La carte chinoise, mode d’emploi

L’Europe n’a pas à choisir Xi contre Trump ou Trump contre Xi,
mais à tout autant jouer Xi contre Trump que Trump contre Xi

Tribune publiée dans Le Monde le 18 avril 2025.

Tout en soudaines rondeurs, Xi Jinping nous y appelle. Sans même s’en rendre compte, Donald Trump nous y pousse toujours plus mais le faut-il ? L’Europe doit-elle s’appuyer sur la Chine pour faire face à un président américain qui n’a jamais caché qu’il ne nous voulait aucun bien ?

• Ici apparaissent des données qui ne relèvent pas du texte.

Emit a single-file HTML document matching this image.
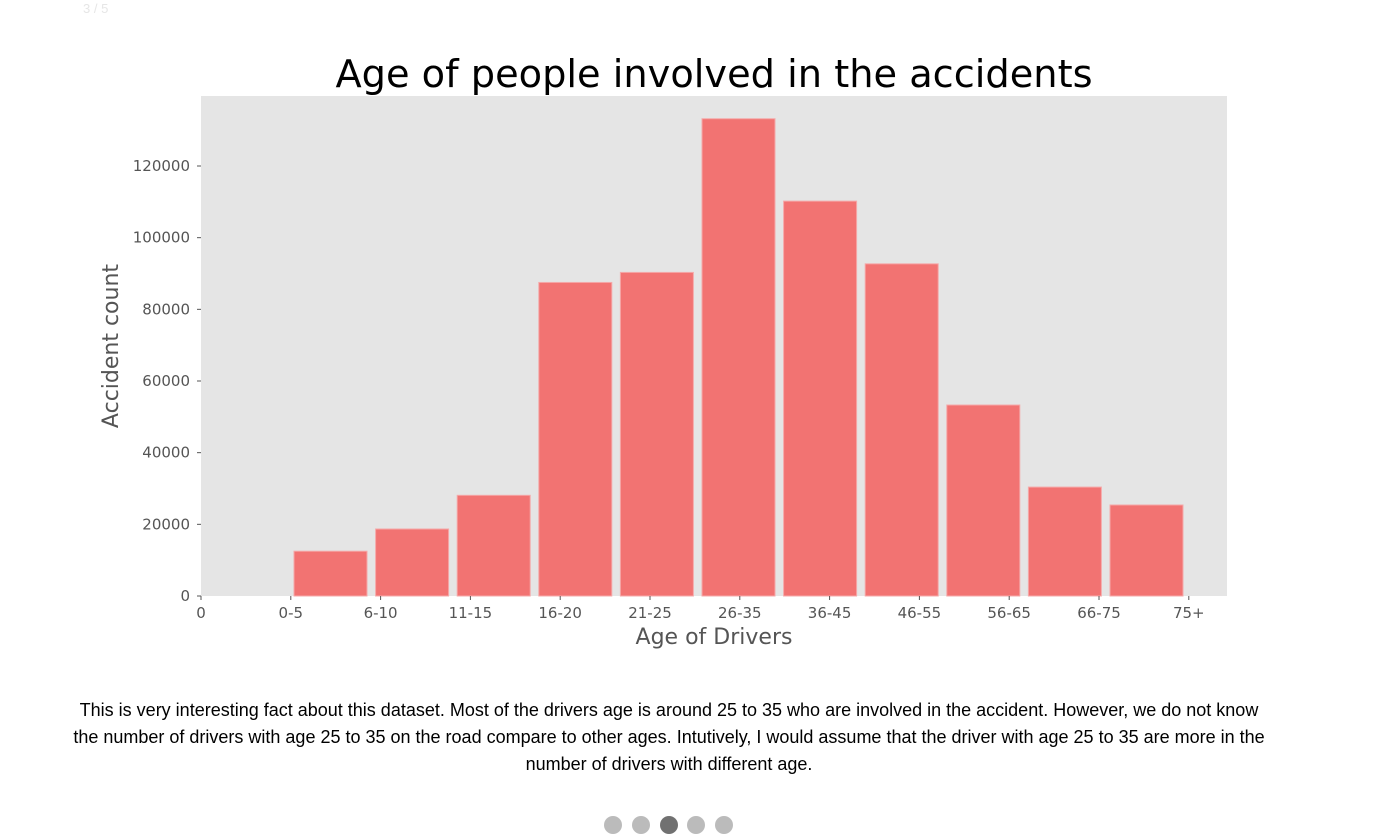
<!DOCTYPE html>
<html><head><meta charset="utf-8"><style>
body{margin:0;width:1375px;height:836px;background:#fff;overflow:hidden;position:relative;font-family:"DejaVu Sans","Liberation Sans",sans-serif}
#counter{position:absolute;left:83px;top:1px;font-size:13px;color:#e6e6e6;font-family:"Liberation Sans",sans-serif}
#caption{position:absolute;left:0;width:1338px;top:697px;text-align:center;font-family:"Liberation Sans",sans-serif;font-size:18px;line-height:27px;color:#000;white-space:nowrap}
.dot{position:absolute;top:816px;width:18px;height:18px;border-radius:50%;background:#bbb}
</style></head><body>
<div id="counter">3 / 5</div>
<svg id="chart" width="1375" height="700" style="position:absolute;left:0;top:0"></svg>
<div id="caption">This is very interesting fact about this dataset. Most of the drivers age is around 25 to 35 who are involved in the accident. However, we do not know<br>the number of drivers with age 25 to 35 on the road compare to other ages. Intutively, I would assume that the driver with age 25 to 35 are more in the<br>number of drivers with different age.</div>
<div class="dot" style="left:604px"></div>
<div class="dot" style="left:632px"></div>
<div class="dot" style="left:660px;background:#717171"></div>
<div class="dot" style="left:687px"></div>
<div class="dot" style="left:715px"></div>
<script>
const categories=["0-5","6-10","11-15","16-20","21-25","26-35","36-45","46-55","56-65","66-75","75+"];
const values=[12500,18700,28100,87500,90300,133200,110200,92700,53300,30400,25400];
const yTicks=[0,20000,40000,60000,80000,100000,120000];
const xTickLabels=["0","0-5","6-10","11-15","16-20","21-25","26-35","36-45","46-55","56-65","66-75","75+"];
const NS="http://www.w3.org/2000/svg";
const svg=document.getElementById('chart');
const L=201,R=1227,T=96,B=596;
const y=v=>B-v*(430/120000);
const xBar=i=>294+81.6*i;
const xTick=i=>201+89.8*i;
function el(t,a){const e=document.createElementNS(NS,t);for(const k in a)e.setAttribute(k,a[k]);svg.appendChild(e);return e;}
const bg=el('rect',{x:L,y:T,width:R-L,height:B-T,fill:'#e5e5e5'});


values.forEach((v,i)=>{
 const r=el('rect',{x:xBar(i),y:y(v),width:73,height:B-y(v),fill:'#f27372',stroke:'#f5a9a9','stroke-width':1});
 
 
});
yTicks.forEach(v=>{
 el('line',{x1:L-4,x2:L,y1:y(v),y2:y(v),stroke:'#555'});
 const t=el('text',{x:L-11,y:y(v)+5,'text-anchor':'end','font-size':15,fill:'#555'});
 t.textContent=v;
 
 
});
xTickLabels.forEach((s,i)=>{
 el('line',{x1:xTick(i),x2:xTick(i),y1:B,y2:B+4,stroke:'#555'});
 const t=el('text',{x:xTick(i),y:B+22,'text-anchor':'middle','font-size':15,fill:'#555'});
 t.textContent=s;
 
 
});
const ti=el('text',{x:714,y:87,'text-anchor':'middle','font-size':38.3,fill:'#000'});
ti.textContent='Age of people involved in the accidents';


const xt=el('text',{x:714,y:644,'text-anchor':'middle','font-size':22,fill:'#555'});
xt.textContent='Age of Drivers';


const yt=el('text',{x:118,y:346,'text-anchor':'middle','font-size':22,fill:'#555',transform:'rotate(-90 118 346)'});
yt.textContent='Accident count';


</script>
</body></html>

« Mais comment ! Vous n’y pensez pas ! Jamais, pas question ! », aurait répondu l’immense majorité des Européens il y a encore peu et beaucoup le font encore. L’Europe, font-ils valoir, renierait toutes ses valeurs en se rapprochant de la plus grande dictature du monde, d’un Etat policier qui a instauré une surveillance de masse, martyrise Tibétains et Ouighours, viole tous ses engagements à Hong Kong, menace d’envahir Taiwan et s’adjuge la mer de Chine méridionale par la force du fait accompli.

Tout cela n’est que trop vrai mais il est tout aussi vrai, commence-t-on pourtant à murmurer, que les Etats-Unis de Donald Trump s’en prennent directement à nous, contrairement au régime chinois et tournent le dos à la démocratie.

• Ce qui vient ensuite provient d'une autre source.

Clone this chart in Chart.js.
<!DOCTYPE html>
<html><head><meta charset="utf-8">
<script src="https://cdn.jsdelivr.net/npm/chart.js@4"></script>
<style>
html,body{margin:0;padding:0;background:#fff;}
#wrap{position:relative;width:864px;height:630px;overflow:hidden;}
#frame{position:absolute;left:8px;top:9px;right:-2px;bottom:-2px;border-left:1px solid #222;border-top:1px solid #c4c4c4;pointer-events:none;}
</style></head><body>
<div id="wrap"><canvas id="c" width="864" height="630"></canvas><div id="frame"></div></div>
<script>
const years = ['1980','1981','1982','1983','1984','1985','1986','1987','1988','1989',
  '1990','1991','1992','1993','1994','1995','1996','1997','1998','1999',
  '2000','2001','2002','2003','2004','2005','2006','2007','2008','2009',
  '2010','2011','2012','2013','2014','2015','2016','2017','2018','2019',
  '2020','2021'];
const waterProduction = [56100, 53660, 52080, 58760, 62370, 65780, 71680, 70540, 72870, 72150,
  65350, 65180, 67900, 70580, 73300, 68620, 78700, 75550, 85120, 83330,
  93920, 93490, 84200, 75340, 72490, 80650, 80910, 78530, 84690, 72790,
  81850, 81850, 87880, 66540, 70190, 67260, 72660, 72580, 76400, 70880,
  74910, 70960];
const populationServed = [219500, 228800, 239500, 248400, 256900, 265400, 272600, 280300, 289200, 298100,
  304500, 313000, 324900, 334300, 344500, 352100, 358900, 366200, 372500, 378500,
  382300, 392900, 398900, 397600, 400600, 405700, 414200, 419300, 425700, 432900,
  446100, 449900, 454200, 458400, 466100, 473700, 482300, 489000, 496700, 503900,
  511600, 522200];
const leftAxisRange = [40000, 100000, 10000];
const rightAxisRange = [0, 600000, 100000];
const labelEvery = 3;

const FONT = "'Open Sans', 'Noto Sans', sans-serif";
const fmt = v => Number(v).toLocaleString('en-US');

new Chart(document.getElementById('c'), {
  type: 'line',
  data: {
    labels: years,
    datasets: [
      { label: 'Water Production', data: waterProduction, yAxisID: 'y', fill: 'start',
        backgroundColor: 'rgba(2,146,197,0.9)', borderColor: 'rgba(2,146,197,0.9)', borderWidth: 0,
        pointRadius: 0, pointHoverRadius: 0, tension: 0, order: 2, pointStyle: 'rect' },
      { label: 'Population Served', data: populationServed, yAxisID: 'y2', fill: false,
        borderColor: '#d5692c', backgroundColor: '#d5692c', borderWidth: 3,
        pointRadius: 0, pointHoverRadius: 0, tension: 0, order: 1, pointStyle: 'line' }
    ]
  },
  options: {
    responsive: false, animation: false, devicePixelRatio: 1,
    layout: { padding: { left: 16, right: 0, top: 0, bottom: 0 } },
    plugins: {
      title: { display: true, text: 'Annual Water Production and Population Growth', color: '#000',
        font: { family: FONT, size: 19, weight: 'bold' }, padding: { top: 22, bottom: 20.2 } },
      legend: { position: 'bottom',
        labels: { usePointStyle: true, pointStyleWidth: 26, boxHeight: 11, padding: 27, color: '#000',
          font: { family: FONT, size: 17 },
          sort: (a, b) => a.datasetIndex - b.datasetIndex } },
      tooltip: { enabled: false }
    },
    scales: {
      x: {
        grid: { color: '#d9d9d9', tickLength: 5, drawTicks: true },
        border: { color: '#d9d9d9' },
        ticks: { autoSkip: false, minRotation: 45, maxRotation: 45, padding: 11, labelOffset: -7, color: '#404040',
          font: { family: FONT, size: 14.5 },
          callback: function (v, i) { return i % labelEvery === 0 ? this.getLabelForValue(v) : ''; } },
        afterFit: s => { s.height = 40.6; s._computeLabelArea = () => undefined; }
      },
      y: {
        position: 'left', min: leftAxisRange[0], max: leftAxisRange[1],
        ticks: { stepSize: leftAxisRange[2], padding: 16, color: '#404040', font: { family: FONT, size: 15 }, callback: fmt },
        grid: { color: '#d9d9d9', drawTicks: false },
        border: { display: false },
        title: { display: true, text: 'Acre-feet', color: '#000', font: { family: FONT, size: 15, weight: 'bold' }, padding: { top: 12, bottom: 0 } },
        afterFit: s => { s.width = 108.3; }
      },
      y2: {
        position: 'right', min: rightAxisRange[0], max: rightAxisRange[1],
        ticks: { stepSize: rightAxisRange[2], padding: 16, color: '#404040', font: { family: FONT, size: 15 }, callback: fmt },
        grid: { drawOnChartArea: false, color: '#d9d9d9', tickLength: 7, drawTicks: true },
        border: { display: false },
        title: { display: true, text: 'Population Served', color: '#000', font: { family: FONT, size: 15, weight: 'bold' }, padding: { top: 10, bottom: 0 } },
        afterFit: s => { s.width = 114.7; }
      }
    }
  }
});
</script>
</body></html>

Car les fait sont là. Donald Trump travaille à s’entendre avec Vladimir Poutine sur le dos des Ukrainiens et de toute l’Europe. Il menace d’annexer le Groenland, y compris par la force. Il dit et le pense que l’Union européenne n’aurait été créée que pour « baiser » les Etats-Unis. Il a mis en doute l’automaticité de la protection américaine de l’Europe et décrédibilisé l’Alliance atlantique. Il s’attaque systématiquement aux contre-pouvoirs de la démocratie américaine. Ses proches et lui-même prennent fait et cause pour nos extrêmes-droites dans l’espoir de nous affaiblir. Et si les Bourses n’avaient pas à ce point dévissé, il nous aurait déjà imposé une guerre commerciale à coup de droits de douane aussi exorbitants qu’injustifiés.

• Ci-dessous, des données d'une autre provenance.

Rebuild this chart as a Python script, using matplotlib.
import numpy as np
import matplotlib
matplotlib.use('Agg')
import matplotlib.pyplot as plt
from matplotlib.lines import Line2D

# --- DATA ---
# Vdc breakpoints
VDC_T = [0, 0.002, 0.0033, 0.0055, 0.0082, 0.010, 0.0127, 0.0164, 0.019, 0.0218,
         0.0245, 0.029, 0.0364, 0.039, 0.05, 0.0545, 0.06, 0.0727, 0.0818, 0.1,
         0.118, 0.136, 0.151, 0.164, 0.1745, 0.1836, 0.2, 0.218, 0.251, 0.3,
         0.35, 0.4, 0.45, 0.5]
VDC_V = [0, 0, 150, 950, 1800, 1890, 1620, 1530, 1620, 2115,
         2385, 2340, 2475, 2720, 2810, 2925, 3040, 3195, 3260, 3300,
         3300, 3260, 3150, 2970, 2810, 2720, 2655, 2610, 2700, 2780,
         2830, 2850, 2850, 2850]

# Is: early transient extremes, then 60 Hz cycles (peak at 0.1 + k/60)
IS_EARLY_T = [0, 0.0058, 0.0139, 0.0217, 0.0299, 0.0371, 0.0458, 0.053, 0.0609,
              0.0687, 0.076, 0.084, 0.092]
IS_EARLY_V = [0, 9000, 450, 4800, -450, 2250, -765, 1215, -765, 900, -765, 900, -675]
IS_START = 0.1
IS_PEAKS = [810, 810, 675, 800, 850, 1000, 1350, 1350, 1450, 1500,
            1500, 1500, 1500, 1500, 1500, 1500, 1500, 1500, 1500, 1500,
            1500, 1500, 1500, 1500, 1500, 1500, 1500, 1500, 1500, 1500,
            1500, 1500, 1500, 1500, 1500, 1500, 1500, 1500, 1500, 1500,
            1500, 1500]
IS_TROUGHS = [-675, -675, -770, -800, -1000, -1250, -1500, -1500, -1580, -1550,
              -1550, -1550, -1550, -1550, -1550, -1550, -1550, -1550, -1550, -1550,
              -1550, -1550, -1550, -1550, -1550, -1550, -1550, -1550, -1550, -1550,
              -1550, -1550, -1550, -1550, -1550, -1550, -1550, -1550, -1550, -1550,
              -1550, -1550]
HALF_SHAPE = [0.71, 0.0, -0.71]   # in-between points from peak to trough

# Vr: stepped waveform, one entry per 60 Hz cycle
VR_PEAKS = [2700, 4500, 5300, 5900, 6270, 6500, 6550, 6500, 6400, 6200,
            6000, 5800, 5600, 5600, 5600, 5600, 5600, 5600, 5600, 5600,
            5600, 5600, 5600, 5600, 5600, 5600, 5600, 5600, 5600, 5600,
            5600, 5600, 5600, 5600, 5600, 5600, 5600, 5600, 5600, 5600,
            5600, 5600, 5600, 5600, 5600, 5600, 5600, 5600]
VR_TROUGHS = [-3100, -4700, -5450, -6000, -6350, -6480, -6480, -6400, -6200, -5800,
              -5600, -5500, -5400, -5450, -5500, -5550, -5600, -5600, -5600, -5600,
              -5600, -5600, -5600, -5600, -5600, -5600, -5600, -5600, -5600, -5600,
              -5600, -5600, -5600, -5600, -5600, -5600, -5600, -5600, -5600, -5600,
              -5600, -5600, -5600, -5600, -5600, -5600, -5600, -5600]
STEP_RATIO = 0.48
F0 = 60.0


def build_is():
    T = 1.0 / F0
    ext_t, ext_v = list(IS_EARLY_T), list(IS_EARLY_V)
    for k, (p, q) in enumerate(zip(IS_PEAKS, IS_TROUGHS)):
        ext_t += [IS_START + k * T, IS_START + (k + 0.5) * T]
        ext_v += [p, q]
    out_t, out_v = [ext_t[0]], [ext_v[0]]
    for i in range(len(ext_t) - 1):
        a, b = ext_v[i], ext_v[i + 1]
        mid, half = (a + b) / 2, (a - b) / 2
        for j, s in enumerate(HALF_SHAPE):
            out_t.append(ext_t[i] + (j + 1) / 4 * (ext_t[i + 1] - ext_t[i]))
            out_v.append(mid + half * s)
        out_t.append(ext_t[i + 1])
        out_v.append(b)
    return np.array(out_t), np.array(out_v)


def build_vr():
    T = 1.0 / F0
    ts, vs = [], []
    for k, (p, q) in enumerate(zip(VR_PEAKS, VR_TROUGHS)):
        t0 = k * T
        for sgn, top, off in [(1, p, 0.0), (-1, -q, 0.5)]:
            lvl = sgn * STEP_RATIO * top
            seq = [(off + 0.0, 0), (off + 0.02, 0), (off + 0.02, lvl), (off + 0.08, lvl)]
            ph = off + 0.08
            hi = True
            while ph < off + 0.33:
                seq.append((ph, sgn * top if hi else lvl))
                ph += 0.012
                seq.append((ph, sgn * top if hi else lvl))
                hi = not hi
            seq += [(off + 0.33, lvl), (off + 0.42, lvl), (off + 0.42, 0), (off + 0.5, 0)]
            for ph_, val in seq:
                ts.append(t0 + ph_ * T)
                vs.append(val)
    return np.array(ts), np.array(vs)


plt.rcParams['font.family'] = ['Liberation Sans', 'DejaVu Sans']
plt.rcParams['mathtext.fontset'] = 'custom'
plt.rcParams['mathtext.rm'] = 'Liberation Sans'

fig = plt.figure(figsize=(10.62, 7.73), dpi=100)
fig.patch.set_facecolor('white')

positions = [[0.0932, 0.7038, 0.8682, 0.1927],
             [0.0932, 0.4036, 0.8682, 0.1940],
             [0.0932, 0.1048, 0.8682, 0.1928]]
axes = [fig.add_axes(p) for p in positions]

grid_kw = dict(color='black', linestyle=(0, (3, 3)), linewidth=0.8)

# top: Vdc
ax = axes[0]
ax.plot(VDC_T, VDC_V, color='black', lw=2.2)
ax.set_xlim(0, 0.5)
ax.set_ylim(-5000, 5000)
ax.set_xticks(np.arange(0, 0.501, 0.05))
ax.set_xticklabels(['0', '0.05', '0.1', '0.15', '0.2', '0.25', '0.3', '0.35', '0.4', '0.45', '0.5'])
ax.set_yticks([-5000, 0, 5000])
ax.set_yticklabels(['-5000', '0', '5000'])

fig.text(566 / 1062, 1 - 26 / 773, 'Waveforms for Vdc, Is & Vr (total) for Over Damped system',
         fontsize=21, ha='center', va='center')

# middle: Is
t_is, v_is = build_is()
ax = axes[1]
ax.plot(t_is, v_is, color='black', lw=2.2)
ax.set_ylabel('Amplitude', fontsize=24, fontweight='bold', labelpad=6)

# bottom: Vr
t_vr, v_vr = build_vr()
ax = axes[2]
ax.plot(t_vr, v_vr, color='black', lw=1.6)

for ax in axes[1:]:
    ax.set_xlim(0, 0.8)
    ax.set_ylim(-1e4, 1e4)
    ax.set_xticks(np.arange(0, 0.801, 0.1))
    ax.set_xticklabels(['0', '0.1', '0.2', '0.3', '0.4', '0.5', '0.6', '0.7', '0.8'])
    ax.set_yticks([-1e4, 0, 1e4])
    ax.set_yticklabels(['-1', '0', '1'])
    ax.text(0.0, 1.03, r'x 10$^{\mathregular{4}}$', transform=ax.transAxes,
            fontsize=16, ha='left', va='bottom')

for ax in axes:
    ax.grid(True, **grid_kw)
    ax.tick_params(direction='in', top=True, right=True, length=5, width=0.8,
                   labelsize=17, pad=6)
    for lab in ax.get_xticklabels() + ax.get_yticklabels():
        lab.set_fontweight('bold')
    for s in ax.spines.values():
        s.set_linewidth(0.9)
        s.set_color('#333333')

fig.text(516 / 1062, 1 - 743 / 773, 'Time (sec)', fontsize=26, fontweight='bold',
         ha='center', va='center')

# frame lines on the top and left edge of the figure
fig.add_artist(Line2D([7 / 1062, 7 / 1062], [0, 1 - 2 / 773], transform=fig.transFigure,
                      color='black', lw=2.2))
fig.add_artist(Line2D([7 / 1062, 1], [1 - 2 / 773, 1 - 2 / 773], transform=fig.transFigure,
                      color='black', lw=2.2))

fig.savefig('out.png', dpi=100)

Il n’y a pas un domaine où il ne nous manifeste pas son hostilité et nous devrions toujours voir en cet homme un allié, plutôt brusque mais pérenne ? Nous devrions ne pas voir que Xi Jinping nous tend la main alors que Donald Trump veut nous défaire ? Nous devrions ignorer que le président chinois vient de souhaiter que l’Union européenne et son pays « s’opposent ensemble à l’intimidation » pour défendre leurs intérêts légitimes, les règles internationales et la mondialisation de l’économie ?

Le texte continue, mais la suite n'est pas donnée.